## [EXERCISE INSTRUCTIONS]
Repeat only the lines below that run from the line with "Reproduce this chart with matplotlib." to the line with "import matplotlib.pyplot as plt", ends included; skip every picture.

## [SOURCE RECORDS]
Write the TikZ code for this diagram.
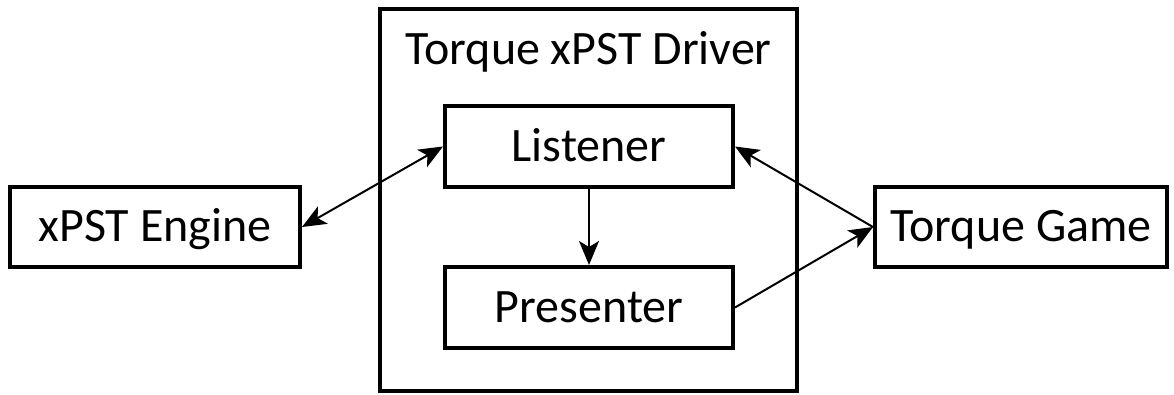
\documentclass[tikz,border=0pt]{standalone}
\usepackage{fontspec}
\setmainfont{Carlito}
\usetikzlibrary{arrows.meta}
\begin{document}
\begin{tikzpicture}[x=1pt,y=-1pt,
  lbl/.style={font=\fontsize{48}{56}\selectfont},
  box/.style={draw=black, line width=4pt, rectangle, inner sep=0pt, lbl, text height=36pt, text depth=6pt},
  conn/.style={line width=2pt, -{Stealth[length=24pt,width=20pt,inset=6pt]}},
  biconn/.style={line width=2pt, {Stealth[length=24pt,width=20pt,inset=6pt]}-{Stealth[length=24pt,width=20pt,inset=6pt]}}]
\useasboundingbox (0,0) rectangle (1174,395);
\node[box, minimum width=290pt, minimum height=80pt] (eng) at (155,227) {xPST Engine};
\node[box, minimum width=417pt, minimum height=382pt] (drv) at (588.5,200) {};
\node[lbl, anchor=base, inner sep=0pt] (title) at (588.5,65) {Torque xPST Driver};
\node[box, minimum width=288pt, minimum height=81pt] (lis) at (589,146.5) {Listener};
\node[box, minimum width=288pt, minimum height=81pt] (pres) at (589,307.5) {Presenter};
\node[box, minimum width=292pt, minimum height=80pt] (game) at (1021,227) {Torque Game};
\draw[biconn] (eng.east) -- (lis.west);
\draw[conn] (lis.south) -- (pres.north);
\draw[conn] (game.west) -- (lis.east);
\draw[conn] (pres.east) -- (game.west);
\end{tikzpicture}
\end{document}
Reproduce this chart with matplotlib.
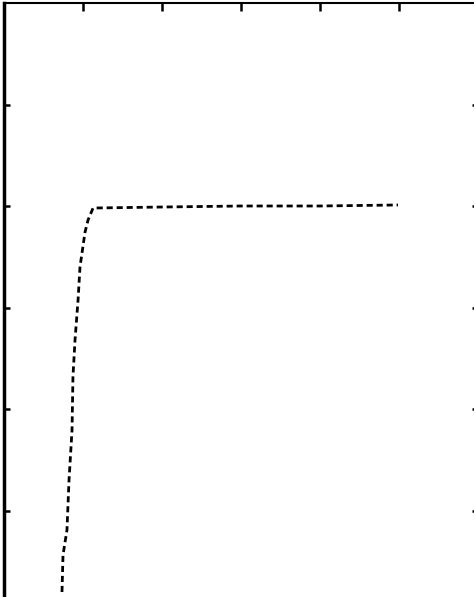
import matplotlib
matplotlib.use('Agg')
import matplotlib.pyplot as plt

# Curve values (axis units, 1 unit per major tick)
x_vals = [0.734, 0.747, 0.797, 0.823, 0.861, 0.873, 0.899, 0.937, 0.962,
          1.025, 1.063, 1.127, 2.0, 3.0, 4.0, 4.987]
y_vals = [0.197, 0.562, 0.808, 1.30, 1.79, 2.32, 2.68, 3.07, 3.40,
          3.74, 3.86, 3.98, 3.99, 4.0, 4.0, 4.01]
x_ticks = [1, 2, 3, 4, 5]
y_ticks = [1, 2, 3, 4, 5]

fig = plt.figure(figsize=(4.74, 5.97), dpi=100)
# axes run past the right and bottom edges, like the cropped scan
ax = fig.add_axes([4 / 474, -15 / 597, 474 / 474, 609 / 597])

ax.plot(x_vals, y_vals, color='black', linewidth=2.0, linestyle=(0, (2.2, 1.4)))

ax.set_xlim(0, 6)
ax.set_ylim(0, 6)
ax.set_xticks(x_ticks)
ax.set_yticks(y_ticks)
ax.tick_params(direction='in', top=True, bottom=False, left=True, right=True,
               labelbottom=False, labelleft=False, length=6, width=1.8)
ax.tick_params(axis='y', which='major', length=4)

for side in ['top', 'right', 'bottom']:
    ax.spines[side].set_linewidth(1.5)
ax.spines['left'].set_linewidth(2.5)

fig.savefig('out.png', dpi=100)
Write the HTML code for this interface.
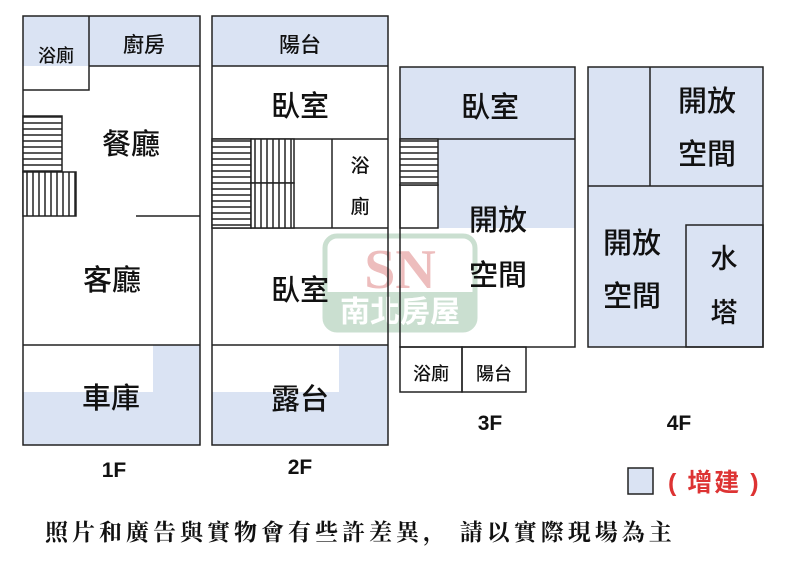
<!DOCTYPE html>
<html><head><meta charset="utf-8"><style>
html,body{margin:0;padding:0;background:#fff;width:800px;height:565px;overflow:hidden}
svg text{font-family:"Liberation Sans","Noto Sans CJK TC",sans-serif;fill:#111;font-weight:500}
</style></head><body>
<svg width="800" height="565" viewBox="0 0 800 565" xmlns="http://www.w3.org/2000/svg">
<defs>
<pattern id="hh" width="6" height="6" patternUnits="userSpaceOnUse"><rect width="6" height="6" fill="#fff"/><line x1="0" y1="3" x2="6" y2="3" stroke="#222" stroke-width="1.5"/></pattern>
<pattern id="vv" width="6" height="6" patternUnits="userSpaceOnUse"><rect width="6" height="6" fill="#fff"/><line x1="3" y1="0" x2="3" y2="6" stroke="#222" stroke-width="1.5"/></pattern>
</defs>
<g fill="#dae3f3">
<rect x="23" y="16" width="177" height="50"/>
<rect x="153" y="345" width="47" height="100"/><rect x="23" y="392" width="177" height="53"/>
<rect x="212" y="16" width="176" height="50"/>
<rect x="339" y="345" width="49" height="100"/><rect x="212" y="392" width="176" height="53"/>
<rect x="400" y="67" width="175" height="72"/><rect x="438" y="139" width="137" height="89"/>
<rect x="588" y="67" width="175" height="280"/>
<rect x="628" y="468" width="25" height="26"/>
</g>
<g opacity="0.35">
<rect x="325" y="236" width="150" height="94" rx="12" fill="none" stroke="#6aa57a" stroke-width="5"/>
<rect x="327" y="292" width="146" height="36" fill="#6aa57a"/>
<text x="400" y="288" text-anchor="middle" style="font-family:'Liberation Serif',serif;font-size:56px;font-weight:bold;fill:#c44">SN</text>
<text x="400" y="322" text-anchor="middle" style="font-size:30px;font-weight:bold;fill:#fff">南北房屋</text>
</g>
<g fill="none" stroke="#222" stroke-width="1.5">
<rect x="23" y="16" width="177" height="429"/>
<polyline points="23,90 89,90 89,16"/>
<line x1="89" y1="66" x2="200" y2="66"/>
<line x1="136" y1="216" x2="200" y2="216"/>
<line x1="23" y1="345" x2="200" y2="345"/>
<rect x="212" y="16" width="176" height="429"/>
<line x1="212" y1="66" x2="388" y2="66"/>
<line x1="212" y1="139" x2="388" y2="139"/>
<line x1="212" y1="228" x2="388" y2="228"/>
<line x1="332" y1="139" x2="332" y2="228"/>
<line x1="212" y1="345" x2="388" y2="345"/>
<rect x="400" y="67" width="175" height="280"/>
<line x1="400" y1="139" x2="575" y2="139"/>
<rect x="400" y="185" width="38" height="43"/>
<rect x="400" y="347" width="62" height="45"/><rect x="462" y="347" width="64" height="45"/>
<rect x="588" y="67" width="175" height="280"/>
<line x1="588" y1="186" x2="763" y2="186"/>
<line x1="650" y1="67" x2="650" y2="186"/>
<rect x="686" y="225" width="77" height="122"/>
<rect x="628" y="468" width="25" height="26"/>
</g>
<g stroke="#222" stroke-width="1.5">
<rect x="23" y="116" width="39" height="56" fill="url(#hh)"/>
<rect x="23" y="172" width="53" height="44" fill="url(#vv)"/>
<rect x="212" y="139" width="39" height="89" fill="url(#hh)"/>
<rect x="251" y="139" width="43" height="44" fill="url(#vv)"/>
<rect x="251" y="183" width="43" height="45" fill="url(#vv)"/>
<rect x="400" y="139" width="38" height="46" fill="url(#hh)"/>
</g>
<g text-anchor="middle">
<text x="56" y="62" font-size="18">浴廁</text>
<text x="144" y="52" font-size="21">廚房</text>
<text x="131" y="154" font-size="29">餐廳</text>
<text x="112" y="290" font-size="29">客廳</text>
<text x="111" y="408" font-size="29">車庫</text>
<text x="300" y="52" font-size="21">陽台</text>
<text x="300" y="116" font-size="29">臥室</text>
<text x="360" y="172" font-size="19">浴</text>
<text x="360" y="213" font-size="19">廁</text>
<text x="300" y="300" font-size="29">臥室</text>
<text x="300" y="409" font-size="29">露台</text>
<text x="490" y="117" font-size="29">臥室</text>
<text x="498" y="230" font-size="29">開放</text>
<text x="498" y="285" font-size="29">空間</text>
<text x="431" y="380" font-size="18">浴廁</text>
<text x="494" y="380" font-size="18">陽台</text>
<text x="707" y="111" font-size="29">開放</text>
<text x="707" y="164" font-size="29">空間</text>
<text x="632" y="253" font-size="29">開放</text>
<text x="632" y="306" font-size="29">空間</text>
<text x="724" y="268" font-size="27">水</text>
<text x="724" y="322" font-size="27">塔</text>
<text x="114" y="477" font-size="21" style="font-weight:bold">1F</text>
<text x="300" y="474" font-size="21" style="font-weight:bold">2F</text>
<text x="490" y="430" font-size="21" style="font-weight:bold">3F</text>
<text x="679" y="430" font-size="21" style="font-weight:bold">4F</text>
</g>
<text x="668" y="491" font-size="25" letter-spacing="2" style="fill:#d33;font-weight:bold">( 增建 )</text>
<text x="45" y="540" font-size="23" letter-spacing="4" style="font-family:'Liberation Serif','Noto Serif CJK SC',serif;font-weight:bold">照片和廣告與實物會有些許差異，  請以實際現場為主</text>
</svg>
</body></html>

## [RESULT]
Reproduce this chart with matplotlib.
import matplotlib
matplotlib.use('Agg')
import matplotlib.pyplot as plt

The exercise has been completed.